Long-Covid-Symptome sind vielfältig – welches sind die gängigsten?
Elisabeth Weber: Betroffene beklagen sich über Fatigue – also eine Art schwere Erschöpfung –, über eine Verschlimmerung der Symptome nach körperlichen oder mentalen Anstrengungen, sogenannte Crashs, sowie über eine deutlich tiefere Belastungsgrenze als vor der akuten Covid-19-Erkrankung. Wichtig zu verstehen ist, dass Menschen sehr vielfältige Symptome aufweisen und deswegen ganzheitlich betreut werden müssen.
Wie meinen Sie das?
Es gibt immer körperliche und psychische Symptome. Alle diese Systeme im Körper sind aufgrund einer Art Entzündung des Nervensystems betroffen: Unser Nervensystem ist quasi unser Kommunikationssystem und an allen Abläufen im Körper beteiligt. Darum verwundert es nicht, dass die Symptome so mannigfaltig sind.
Wann sollten Betroffene zu Ihnen kommen?
Die Sprechstunde ist für Menschen gedacht, die zwölf Wochen nach einem akuten Covid-19-Infekt immer noch unter den bereits erwähnten Symptomen leiden. Vielen Erkrankten geht es im Verlauf dieser Frist meistens wieder besser. Vorausgesetzt, sie gehen nie an ihre Energiegrenze, legen Pausen ein und setzen sich keiner körperlichen und mentalen Überbelastung aus.
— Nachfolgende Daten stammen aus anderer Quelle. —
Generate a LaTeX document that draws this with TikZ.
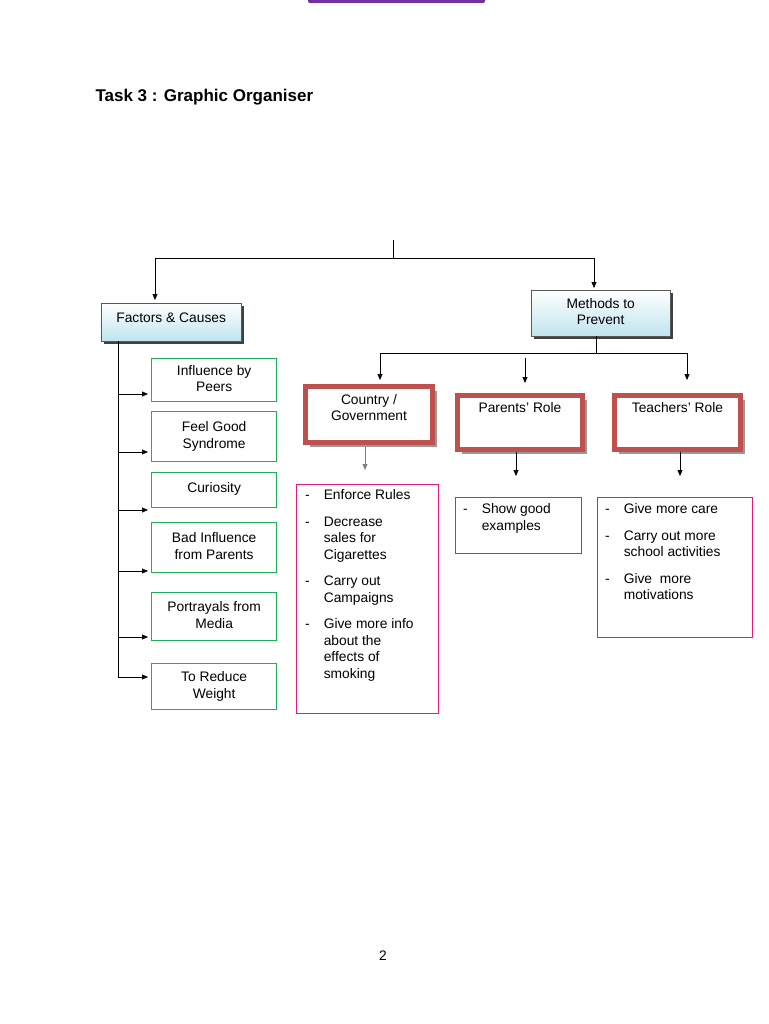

Wie läuft Ihre Long-Covid-Sprechstunde ab?
Unsere Patient*innen müssen Zeit mitbringen. Es gibt einen Sechs-Minuten-Gehtest und einige Fragebögen auszufüllen.
Zudem entnehmen wir ihnen Blut und führen anschliessend ein einstündiges Gespräch mit ihnen. Die Ärztin oder der Arzt versucht dabei, die Krankengeschichte zu verstehen, um zu sehen, ob die genannten Symptome vorliegen. Danach folgt eine körperliche Untersuchung. Zum Schluss besprechen wir das weitere Vorgehen und entscheiden, welche Therapien für eine möglichst rasche Genesung sinnvoll sind.
Gibt es Wartezeiten?
Die Wartezeiten sind lang und betragen rund acht bis zwölf Wochen. Das liegt aber nicht nur an der hohen Nachfrage, sondern auch an der aufwendigen Betreuung.
Warum erkranken einige Menschen an Long Covid und andere nicht?
Gemäss einer internationalen Studie, in die auch Daten aus der Schweiz einflossen, sind rund 60 Prozent aller Betroffenen Frauen. UnsereSprechstunde bestätigt dieses Bild: Oft sind sie gesund und zwischen 20 und 40 Jahre alt. Obwohl es keine belegten Risikofaktoren gibt, deutet einiges darauf hin, dass das Risiko steigt, je mehr Symptome beim akuten Infekt vorliegen.
Wie ist die Erfolgsquote dieser Sprechstunde?
Die Behandlung braucht Zeit und Geduld. Wichtig ist, dass alle – damit meine ich ärztliche Fachpersonen, Familie sowie Arbeitgeber*innen – Betroffene ernst nehmen und sie im Genesungsprozess unterstützen.
Tipps für Betroffene
- Lichtsignalregel: Energietechnisch nur immer bei Grün unterwegs sein – nie bei Orange und schon gar nicht bei Rot. Diese neue Grenze akzeptieren und umsetzen.
- Engen Kontakt mit der Hausärztin oder dem Hausarzt pflegen. Damit sich Betroffene nicht in all den verschiedenen Symptomen und Abklärungen verzetteln, braucht es eine gute hausärztliche Begleitung.
- Entspannung sowie Pausen üben und in den Alltag einbauen, um damit dem überaktivierten vegetativen Nervensystem Ruhe zu gönnen.